The location and mechanisms responsible for the carbon sink in northern mid‑latitude lands are uncertain. The study estimates changes in living biomass storage in China from 1949 to 1998 using an improved forest biomass estimation method and a 50‑year national inventory. Between 1949 and 1980 Chinese forests emitted about 0.68 Pg C, but from the late 1970s to 1998 carbon storage rose from 4.38 to 4.75 Pg C (≈0.021 Pg C yr⁻¹), largely driven by forest expansion and regrowth, with afforestation sequestering 0.45 Pg C and increasing density from 15.3 to 31.1 Mg ha⁻¹ while natural forests lost 0.14 Pg C, indicating that forest management can offset industrial emissions.

Abstract

The location and mechanisms responsible for the carbon sink in northern mid-latitude lands are uncertain. Here, we used an improved estimation method of forest biomass and a 50-year national forest resource inventory in China to estimate changes in the storage of living biomass between 1949 and 1998. Our results suggest that Chinese forests released about 0.68 petagram of carbon between 1949 and 1980, for an annual emission rate of 0.022 petagram of carbon.
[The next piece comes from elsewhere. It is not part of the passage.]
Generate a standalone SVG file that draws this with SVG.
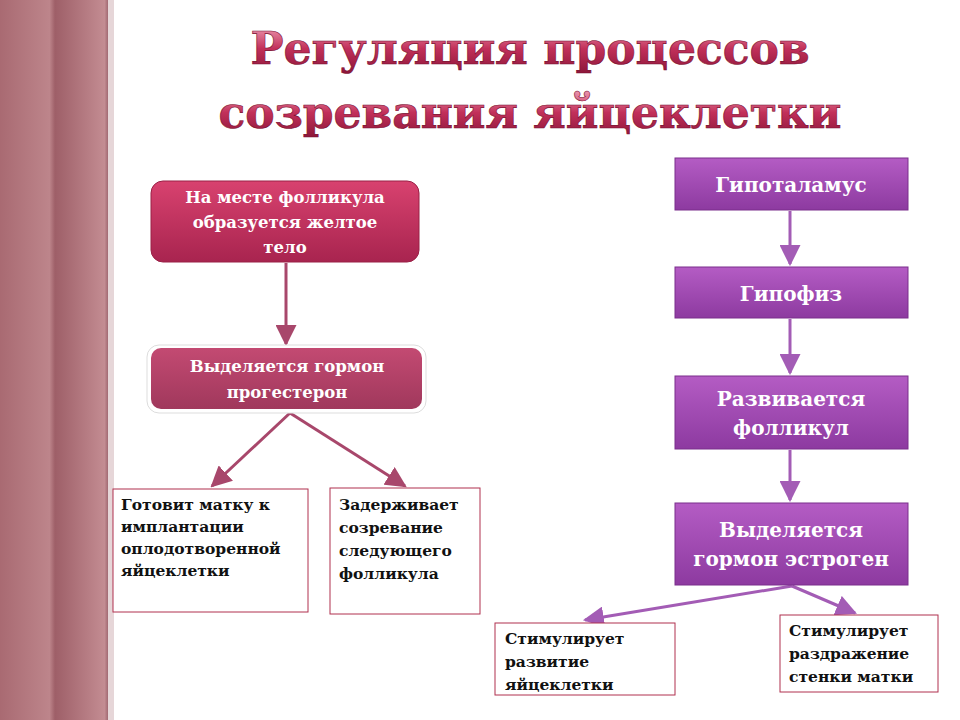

Carbon storage increased significantly after the late 1970s from 4.38 to 4.75 petagram of carbon by 1998, for a mean accumulation rate of 0.021 petagram of carbon per year, mainly due to forest expansion and regrowth. Since the mid-1970s, planted forests (afforestation and reforestation) have sequestered 0.45 petagram of carbon, and their average carbon density increased from 15.3 to 31.1 megagrams per hectare, while natural forests have lost an additional 0.14 petagram of carbon, suggesting that carbon sequestration through forest management practices addressed in the Kyoto Protocol could help offset industrial carbon dioxide emissions.